For **part (c)**, I thought about what the graph of `f(x) = sin(2x)` looks like. It's a wiggly wave, like a regular sine wave, but it gets squished a bit horizontally. The most important thing is that it goes right through the point `(0,0)` on the graph. This means that as `x` gets really close to 0, the `y` value (`f(x)`) also gets really close to 0. This matched my guess from part (b) perfectly!

Finally, for **part (d)**, I needed to find a range for `x` where the `f(x)` value was really close to my limit (which was 0).

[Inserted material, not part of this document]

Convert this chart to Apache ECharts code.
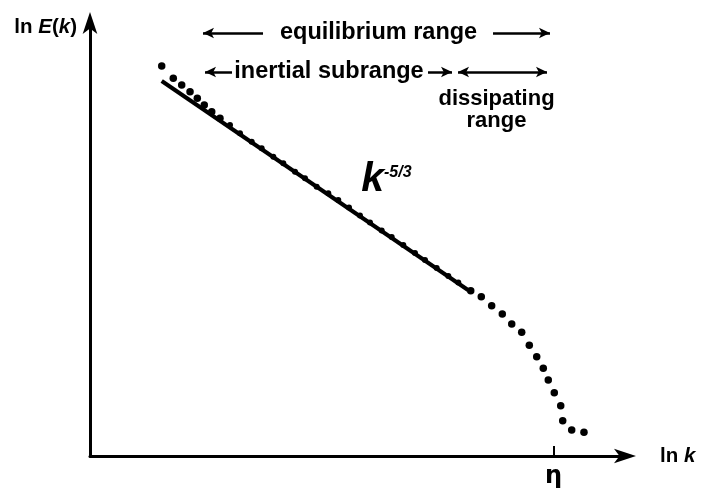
<!DOCTYPE html>
<html>
<head>
<meta charset="utf-8">
<script src="https://cdn.jsdelivr.net/npm/echarts@6/dist/echarts.min.js"></script>
<style>html,body{margin:0;padding:0;background:#fff}#c{width:711px;height:492px}</style>
</head>
<body>
<div id="c"></div>
<script>
// ---- data (arbitrary log units, axes 0..10) ----
const fitLine = [[1.338, 8.661], [7.052, 3.834]];           // k^-5/3 straight segment
// separate dots (start of spectrum and dissipation tail)
const spectrumDotsX = [1.338, 1.554, 1.711, 1.866, 2.002, 2.132, 2.271, 2.425,
  7.103, 7.300, 7.494, 7.692, 7.868, 8.054, 8.196, 8.334, 8.457, 8.550, 8.662, 8.782, 8.819, 8.987, 9.216];
const spectrumDotsY = [9.007, 8.723, 8.568, 8.413, 8.261, 8.106, 7.952, 7.799,
  3.818, 3.679, 3.471, 3.279, 3.048, 2.857, 2.557, 2.293, 2.025, 1.755, 1.462, 1.162, 0.815, 0.600, 0.547];
// dots lying on the k^-5/3 line (the "bumps")
const onLineDotsX = [2.612, 2.799, 3.017, 3.203, 3.420, 3.606, 3.825, 4.011, 4.229, 4.446, 4.632,
  4.832, 5.037, 5.224, 5.442, 5.629, 5.845, 6.063, 6.250, 6.468, 6.685, 6.871];
const onLineDotsY = [7.644, 7.453, 7.259, 7.106, 6.912, 6.760, 6.566, 6.413, 6.219, 6.067, 5.912,
  5.739, 5.554, 5.393, 5.208, 5.058, 4.873, 4.688, 4.527, 4.342, 4.157, 4.007];
const etaTick = [8.65];
const tickLabels = ['η'];

// annotation anchors (data units)
const equilibriumY = 9.769, inertialY = 8.868;
const arrows = [
  // [x1, x2, y, startSymbol, endSymbol]
  [3.228, 2.108, equilibriumY, 'none', 'arrow'],
  [7.519, 8.582, equilibriumY, 'none', 'arrow'],
  [2.649, 2.146, inertialY, 'none', 'arrow'],
  [6.306, 6.754, inertialY, 'none', 'arrow'],
  [6.866, 8.526, inertialY, 'arrow', 'arrow']
];
const texts = [
  {x: 5.384, y: equilibriumY, t: 'equilibrium range', fs: 23.5},
  {x: 4.459, y: inertialY, t: 'inertial subrange', fs: 23.5},
  {x: 7.584, y: 8.250, t: 'dissipating', fs: 22},
  {x: 7.584, y: 7.740, t: 'range', fs: 22},
  {x: 5.530, y: 6.374, t: '{k|k}{s|-5/3}', fs: 22}
];

const FONT = 'Liberation Sans, Arial, sans-serif';
const chart = echarts.init(document.getElementById('c'), null, {renderer: 'canvas'});

const dots = spectrumDotsX.map((x, i) => [x, spectrumDotsY[i]]);
const lineDots = onLineDotsX.map((x, i) => [x, onLineDotsY[i]]);

const nameRich = {
  a: {fontFamily: FONT, fontWeight: 'bold', fontSize: 20.5, color: '#000'},
  b: {fontFamily: FONT, fontWeight: 'bold', fontStyle: 'italic', fontSize: 20.5, color: '#000'}
};

chart.setOption({
  animation: false,
  backgroundColor: '#fff',
  grid: {left: 90, right: 85, top: 23, bottom: 36},
  xAxis: {
    type: 'value', min: 0, max: 10,
    splitLine: {show: false},
    axisLine: {show: true, onZero: false, symbol: ['none', 'arrow'], symbolSize: [11, 22],
      symbolOffset: [0, 10], lineStyle: {color: '#000', width: 3}},
    axisTick: {show: true, inside: true, length: 10, customValues: etaTick,
      lineStyle: {color: '#000', width: 2}},
    axisLabel: {show: true, customValues: etaTick, formatter: () => tickLabels[0],
      margin: 9, color: '#000', fontFamily: 'DejaVu Sans, ' + FONT, fontWeight: 'bold', fontSize: 24},
    name: '{a|ln }{b|k}', nameLocation: 'end', nameGap: 34,
    nameTextStyle: {rich: nameRich}
  },
  yAxis: {
    type: 'value', min: 0, max: 10,
    splitLine: {show: false},
    axisLine: {show: true, onZero: false, symbol: ['none', 'arrow'], symbolSize: [11, 22],
      symbolOffset: [0, 11], lineStyle: {color: '#000', width: 3}},
    axisTick: {show: false},
    axisLabel: {show: false},
    name: '{a|ln }{b|E}{a|(}{b|k}{a|)}', nameLocation: 'end', nameGap: -4,
    nameTextStyle: {align: 'right', verticalAlign: 'middle', padding: [0, 13, 0, 0], rich: nameRich}
  },
  series: [
    {
      name: 'k^-5/3', type: 'line', data: fitLine, showSymbol: false, silent: true,
      lineStyle: {color: '#000', width: 4},
      markLine: {
        silent: true, animation: false,
        label: {show: false},
        lineStyle: {color: '#000', width: 2.5, type: 'solid', opacity: 1},
        data: arrows.map(a => [
          {coord: [a[0], a[2]], symbol: a[3], symbolSize: [8, 11]},
          {coord: [a[1], a[2]], symbol: a[4], symbolSize: [8, 11]}
        ])
      }
    },
    {
      name: 'spectrum', type: 'scatter', data: dots, symbol: 'circle', symbolSize: 7.5,
      itemStyle: {color: '#000', opacity: 1}, silent: true
    },
    {
      name: 'spectrum on line', type: 'scatter', data: lineDots, symbol: 'circle', symbolSize: 6,
      itemStyle: {color: '#000', opacity: 1}, silent: true
    },
    {
      name: 'annotations', type: 'scatter', symbolSize: 0, silent: true,
      itemStyle: {opacity: 1},
      data: texts.map(o => ({
        value: [o.x, o.y],
        label: {
          show: true, position: 'inside', formatter: o.t, color: '#000', opacity: 1,
          fontFamily: FONT, fontWeight: 'bold', fontSize: o.fs,
          rich: {
            k: {fontFamily: FONT, fontWeight: 'bold', fontStyle: 'italic', fontSize: 41, color: '#000'},
            s: {fontFamily: FONT, fontWeight: 'bold', fontStyle: 'italic', fontSize: 16, color: '#000', verticalAlign: 'top', padding: [5, 0, 0, 0]}
          }
        }
      }))
    }
  ]
});
</script>
</body>
</html>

The problem asked for `|f(x) - 0| < 0.01`, which just means `|sin(2x)| < 0.01`. For very small numbers, the sine of a number is almost the same as the number itself. So, `sin(2x)` is approximately `2x`. This means I needed `|2x| < 0.01`. To find `x`, I divided `0.01` by 2, which gave me `0.005`. So, if `x` is between `-0.005` and `0.005` (but not including the endpoints if we want strictly less than), then `2x` will be between `-0.01` and `0.01`, and `sin(2x)` will be very close to `2x`, falling within the desired range. So, an interval like `(-0.005, 0.005)` works great!